Indexed Operating Expense Caps
Expense caps limit how quickly controllable costs can rise. A common method is to cap year-over-year increases at, say, 5 percent compounded. To evaluate this clause, create two models: one that uses the capped increase and another that mirrors actual inflation forecasts. The difference between the two is your downside protection. If energy prices spike beyond the cap, the landlord usually eats the excess. However, caps often exclude property taxes, which can swing dramatically after reassessments. Because property taxes derive from municipal mill rates and assessed values, review local tax trends via county appraisal districts or state departments of revenue to estimate exposure.
Parking Structures and Transit Incentives
Urban leases rarely include parking free of charge. Structured parking rates in Los Angeles and Boston now exceed $250 per stall per month. If your workforce is shifting toward transit or micromobility, use scenario analysis: plug in multiple parking stall counts and rates to show leadership the savings tied to sustainable commute programs. Some cities also offer tax credits or abatements for employers that subsidize transit passes, reducing effective rent. Always align parking contracts with the main lease term to avoid holding costs after the space is returned.
When to Bring in Professional Appraisers
Complex leases, particularly build-to-suit projects or headquarter relocations, warrant third-party appraisal. Certified General Appraisers will create income capitalization models that discount future rent streams, revealing whether the quoted rent matches market value. They also compare tenant improvement allowances across comparable properties. While appraisal fees add to transaction costs, they pay for themselves by uncovering hidden escalations or overly aggressive operating assumptions. Appraisals also strengthen negotiations with institutional landlords that respond best to empirical evidence.

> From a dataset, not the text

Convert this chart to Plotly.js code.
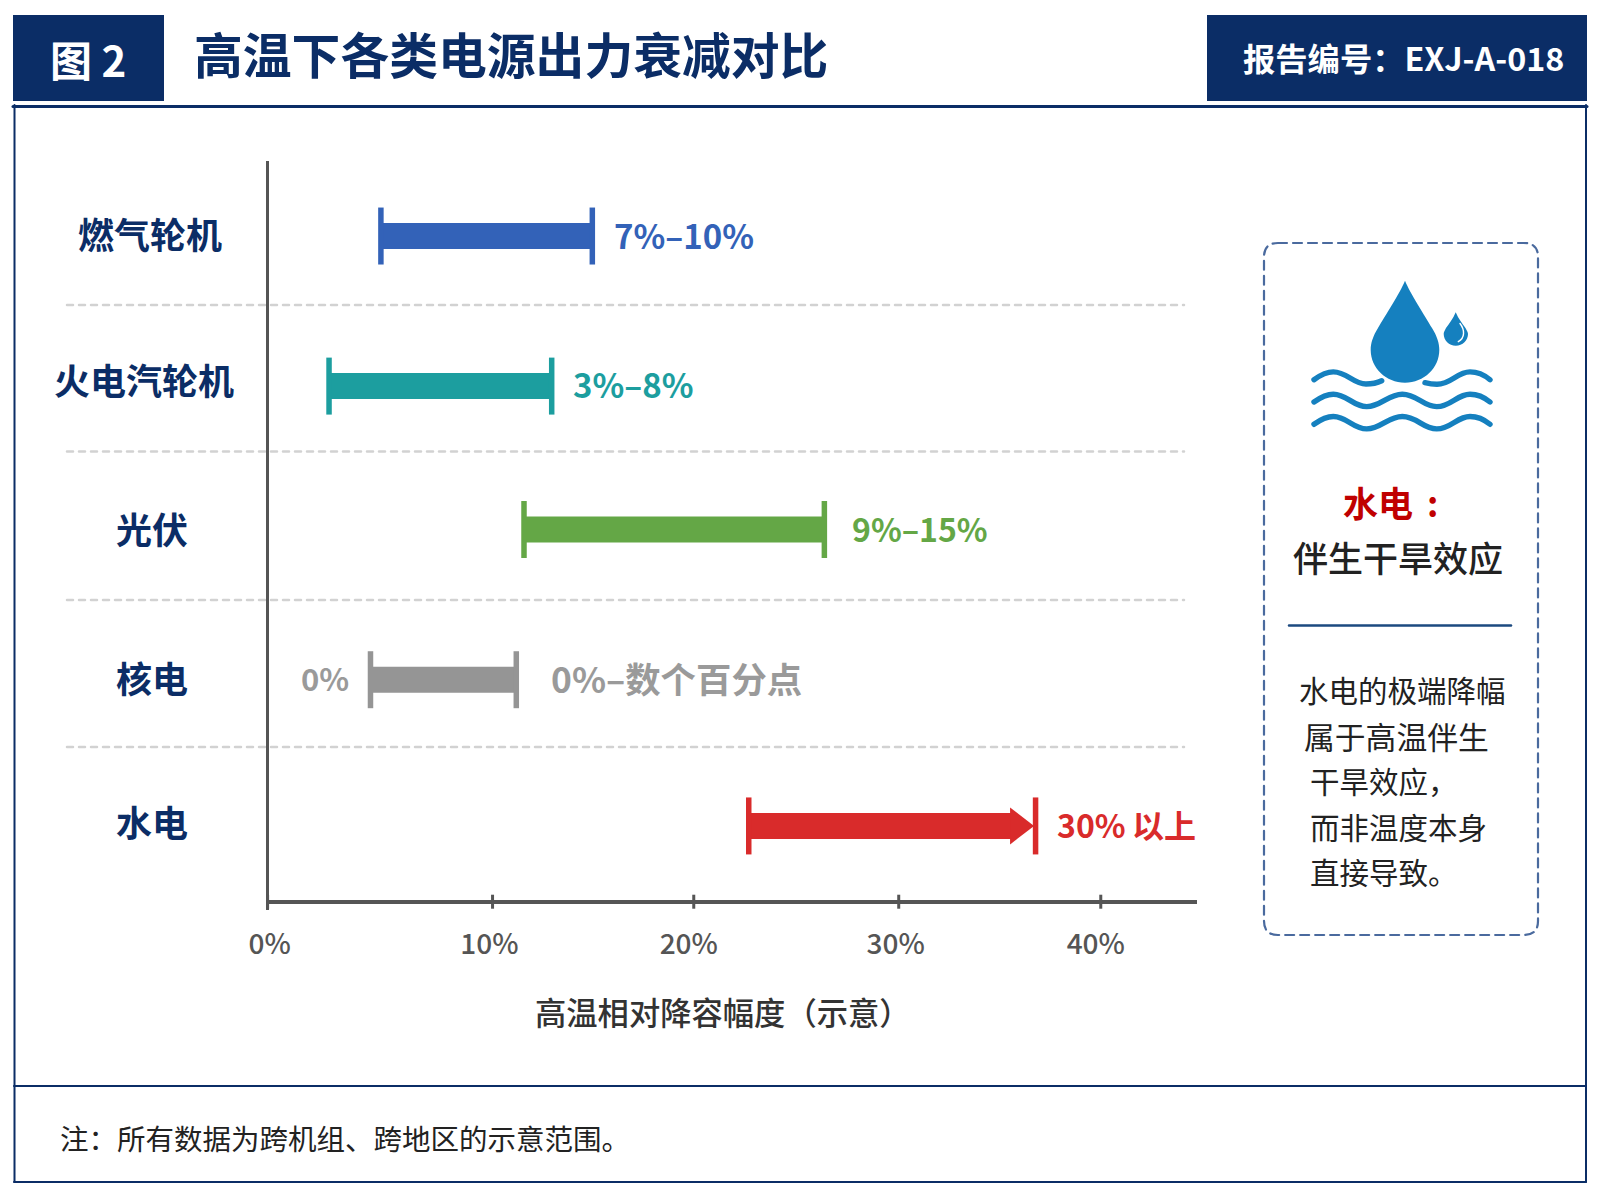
<!DOCTYPE html>
<html>
<head>
<meta charset="utf-8">
<script src="https://cdn.plot.ly/plotly-3.0.1.min.js"></script>
<style>
html,body{margin:0;padding:0;background:#fff}
#chart{width:1600px;height:1200px}
.shapelayer path{stroke-linecap:round}
</style>
</head>
<body>
<div id="chart"></div>
<script>
// ---- chart data ----
const categories = ['燃气轮机','火电汽轮机','光伏','核电','水电'];
const rowCenters = [4.498,3.484,2.515,1.5,0.512];
const rangeStart = [5.44,2.95,12.31,4.94,23.1];
const rangeEnd   = [15.59,13.64,26.73,11.94,36.87];
const bodyEnd    = [15.59,13.64,26.73,11.94,35.7];
const barColors  = ['#3362B8','#1C9E9F','#64A746','#959595','#D92B2B'];
const valueLabels = ['7%–10%','3%–8%','9%–15%','0%–数个百分点','30%\u2009以上'];
const labelColors = ['#3362B8','#1C9E9F','#64A746','#9A9A9A','#D92B2B'];
const labelShift  = [20,19,26,33,19];
const labelLift   = [1,2,2,2,2];
const labelSizes  = [33,33,32,35.4,32];
const arrowHeadAt = 36.03;
const tickPositions = [0,10.8,20.46,30.3,40];
const tickLabelPositions = [0.1,10.65,20.22,30.15,39.76];
const tickLabels = ['0%','10%','20%','30%','40%'];
const noteLines = ['水电的极端降幅','属于高温伴生','干旱效应，','而非温度本身','直接导致。'];
const noteX = [1297,1302,1308,1308,1308];
const noteY = [689,735,780,826,870.5];
const noteSizes = [29.5,30.8,29.5,29.5,29.5];

// ---- layout helpers (page pixels -> paper) ----
const W=1600,H=1200;
const fx=x=>x/W, fy=y=>1-y/H;
const NAVY='#0B2D66', CJK='"Noto Sans CJK SC","Noto Sans",sans-serif';
const rect=(x0,y0,x1,y1,fill)=>({type:'rect',xref:'paper',yref:'paper',x0:fx(x0),x1:fx(x1),y0:fy(y0),y1:fy(y1),fillcolor:fill,line:{width:0},layer:'below'});
const hline=(x0,x1,y,color,width,dash)=>({type:'line',xref:'paper',yref:'paper',x0:fx(x0),x1:fx(x1),y0:fy(y),y1:fy(y),line:{color,width,dash:dash||'solid'},layer:'below'});
const vline=(x,y0,y1,color,width)=>({type:'line',xref:'paper',yref:'paper',x0:fx(x),x1:fx(x),y0:fy(y0),y1:fy(y1),line:{color,width},layer:'below'});
function pathOf(cmds){
  return cmds.map(c=>c[0]+(c.slice(1).map(p=>fx(p[0])+','+fy(p[1])).join(' '))).join(' ')
}
const pathShape=(cmds,opt)=>Object.assign({type:'path',xref:'paper',yref:'paper',path:pathOf(cmds),layer:'above',line:{width:0}},opt);
const txt=(x,y,text,size,color,weight,anchor)=>({xref:'paper',yref:'paper',x:fx(x),y:fy(y),text,showarrow:false,xanchor:anchor||'left',yanchor:'middle',font:{family:CJK,size,color,weight:weight||400}});

const BLUE='#1580BF', NOFILL='rgba(0,0,0,0)', WAVE_W=5.4;
const wave=(dy)=>[['M',[1314,379.7+dy]],['C',[1322,374+dy],[1328,371.9+dy],[1333.3,371.9+dy]],['C',[1347,371.9+dy],[1353,384.3+dy],[1366.7,384.3+dy]],['C',[1381,384.3+dy],[1388,371.9+dy],[1402.3,371.9+dy]],['C',[1417,371.9+dy],[1423,384.3+dy],[1436.7,384.3+dy]],['C',[1451,384.3+dy],[1457,371.9+dy],[1470,371.9+dy]],['C',[1477,371.9+dy],[1484,374.7+dy],[1490,379.7+dy]]];

const r=14, bx0=1264,by0=243,bx1=1538,by1=935;
const shapes=[
  rect(13,15,164,101,NAVY),
  rect(1207,15,1587,101,NAVY),
  hline(13,1587,106.5,NAVY,3),
  vline(14.5,105,1182,NAVY,2),
  vline(1586,105,1182,NAVY,2),
  hline(14,1586,1086,NAVY,2),
  hline(14,1586,1182,NAVY,2),
  hline(67,1184,305,'#D2D2D2',2.5,'6px,6px'),
  hline(67,1184,451.5,'#D2D2D2',2.5,'6px,6px'),
  hline(67,1184,600,'#D2D2D2',2.5,'6px,6px'),
  hline(67,1184,747,'#D2D2D2',2.5,'6px,6px'),
  // side panel
  pathShape([['M',[bx0+r,by0]],['L',[bx1-r,by0]],['Q',[bx1,by0],[bx1,by0+r]],['L',[bx1,by1-r]],['Q',[bx1,by1],[bx1-r,by1]],['L',[bx0+r,by1]],['Q',[bx0,by1],[bx0,by1-r]],['L',[bx0,by0+r]],['Q',[bx0,by0],[bx0+r,by0]]],
    {line:{color:'#4A6A9E',width:2.2,dash:'9px,6px'},fillcolor:NOFILL}),
  hline(1289,1511,625.5,'#1C4A80',2.5),
  // water icon
  pathShape([['M',[1405,280.7]],['C',[1400,293],[1385,316],[1378,328]],['C',[1373,336],[1370.7,343],[1370.7,350]],['C',[1370.7,368],[1386,382.7],[1405,382.7]],['C',[1424,382.7],[1439.3,368],[1439.3,350]],['C',[1439.3,343],[1437,336],[1432,328]],['C',[1425,316],[1410,293],[1405,280.7]],['Z']],{fillcolor:BLUE}),
  pathShape([['M',[1455.7,312.3]],['C',[1453,319],[1449,324],[1446,328]],['C',[1444.5,331],[1443.7,332],[1443.7,334]],['C',[1443.7,340.5],[1449,345.7],[1455.8,345.7]],['C',[1462.6,345.7],[1468,340.5],[1468,334]],['C',[1468,332],[1467,331],[1465.5,328]],['C',[1462.5,324],[1458.5,319],[1455.7,312.3]],['Z']],{fillcolor:BLUE}),
  pathShape([['M',[1460,323.5]],['C',[1465,330],[1465,338],[1458.3,341.7]]],{line:{color:'#FFFFFF',width:1.4},fillcolor:NOFILL}),
  pathShape([['M',[1314,379.7]],['C',[1322,374],[1328,371.9],[1333.3,371.9]],['C',[1347,371.9],[1353,384],[1366,384]],['C',[1372,384],[1377,383],[1381.7,380.7]]],{line:{color:BLUE,width:WAVE_W},fillcolor:NOFILL}),
  pathShape([['M',[1425,382.7]],['C',[1430,384],[1433,384.3],[1437,384.3]],['C',[1451,384.3],[1457,371.9],[1470,371.9]],['C',[1477,371.9],[1484,374.7],[1490,379.7]]],{line:{color:BLUE,width:WAVE_W},fillcolor:NOFILL}),
  pathShape(wave(22.3),{line:{color:BLUE,width:WAVE_W},fillcolor:NOFILL}),
  pathShape(wave(44.6),{line:{color:BLUE,width:WAVE_W},fillcolor:NOFILL})
];

const annotations=[
  txt(87.5,58,'图 2',42,'#FFFFFF',700,'center'),
  txt(1241,57,'报告编号：EXJ-A-018',32.3,'#FFFFFF',700),
  txt(722.7,1011,'高温相对降容幅度（示意）',31.3,'#333333',500,'center'),
  txt(58,1137,'注：所有数据为跨机组、跨地区的示意范围。',28.5,'#222222',400),
  txt(1341,501,'水电\u2009\u2009:',35,'#C00000',700),
  txt(1291,556,'伴生干旱效应',35,'#222222',500),
  {xref:'x',yref:'y',x:rangeStart[3],y:rowCenters[3],yshift:2,text:'0%',xanchor:'right',xshift:-19,yanchor:'middle',showarrow:false,font:{family:CJK,size:31,color:'#9A9A9A',weight:700}}
];
const categoryCenterX=[150,144,152,152,152];
const categoryShift=[3,7,2,3,5];
categories.forEach((c,i)=>annotations.push({xref:'paper',yref:'y',x:fx(categoryCenterX[i]),y:rowCenters[i],yshift:categoryShift[i],text:c,showarrow:false,xanchor:'center',yanchor:'middle',font:{family:CJK,size:36,color:NAVY,weight:700}}));
valueLabels.forEach((t,i)=>annotations.push({xref:'x',yref:'y',x:rangeEnd[i],y:rowCenters[i],xshift:labelShift[i],yshift:labelLift[i],text:t,showarrow:false,xanchor:'left',yanchor:'middle',font:{family:CJK,size:labelSizes[i],color:labelColors[i],weight:700}}));
noteLines.forEach((t,i)=>annotations.push(txt(noteX[i],noteY[i],t,noteSizes[i],'#222222',400)));

const traces=[
  {type:'bar',orientation:'h',y:rowCenters,base:rangeStart,x:bodyEnd.map((e,i)=>e-rangeStart[i]),width:0.176,marker:{color:barColors,line:{width:0}},showlegend:false,hoverinfo:'skip'},
  {type:'scatter',mode:'markers',x:rangeStart.concat(rangeEnd),y:rowCenters.concat(rowCenters),cliponaxis:false,showlegend:false,hoverinfo:'skip',
   marker:{symbol:'line-ns',size:40.7,color:barColors.concat(barColors),line:{width:5.5,color:barColors.concat(barColors)}}},
  {type:'scatter',mode:'markers',x:[arrowHeadAt],y:[rowCenters[4]],showlegend:false,hoverinfo:'skip',
   marker:{symbol:'triangle-right',size:32,color:barColors[4],line:{width:0}}},
  {type:'scatter',mode:'markers',x:tickPositions,y:tickPositions.map(()=>0),cliponaxis:false,showlegend:false,hoverinfo:'skip',
   marker:{symbol:'line-ns',size:10,color:'#555555',line:{width:3,color:'#555555'}}}
];

const layout={
  width:W,height:H,margin:{l:0,r:0,t:0,b:0},paper_bgcolor:'#FFFFFF',plot_bgcolor:'rgba(0,0,0,0)',showlegend:false,
  title:{text:'高温下各类电源出力衰减对比',xref:'container',yref:'container',x:194/W,xanchor:'left',y:1-57/H,yanchor:'middle',font:{family:CJK,size:48.8,color:NAVY,weight:700}},
  xaxis:{domain:[265.8/W,1197/W],range:[-0.086,44.62],tickmode:'array',tickvals:tickLabelPositions,ticktext:tickLabels,ticks:'',showgrid:false,
    zeroline:true,zerolinecolor:'#555555',zerolinewidth:3.5,showline:false,anchor:'y',fixedrange:true,ticklabelstandoff:15,tickfont:{family:CJK,size:28,color:'#555555',weight:500}},
  yaxis:{domain:[1-910/H,1-161/H],range:[-0.056,5.005],showticklabels:false,ticks:'',showgrid:false,
    zeroline:true,zerolinecolor:'#555555',zerolinewidth:4,showline:false,anchor:'x',fixedrange:true},
  shapes,annotations
};
Plotly.newPlot('chart',traces,layout,{staticPlot:true,displayModeBar:false});
</script>
</body>
</html>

Stress-Testing Against Economic Indicators
The calculator’s escalation input lets you simulate inflation shocks. Tie this to macroeconomic indicators such as the Federal Reserve’s interest rate projections, consumer sentiment, or employment data. If you foresee mild recessionary pressures, try modeling a scenario with zero escalation for two years followed by a catch-up increase. Conversely, if you expect supply shortages in your submarket, model a higher escalation. Keep documentation of each scenario along with the data sources you used—broker opinion of value reports, Harvard Business School finance research, or municipal planning forecasts—to support internal approvals.
The Role of Technology in Ongoing Lease Management
After the lease is signed, maintain a living model that tracks actual rent invoices against your projections. Upload data into lease administration software or even advanced spreadsheets that connect to your accounting system. Update the calculator inputs annually with real numbers to confirm whether you remain on budget. If discrepancies emerge, reference your audit rights and request supporting documentation from the landlord. Continuous monitoring allows you to identify when a relocation or renegotiation might lower your occupancy cost per employee or per revenue dollar.
By synthesizing market data, lease clauses, and cash flow modeling, you can determine a monthly commercial rent number that stands up to scrutiny. The calculator and methodologies outlined here are designed to help you negotiate from a place of strength, ensuring every dollar invested in workspace delivers measurable value.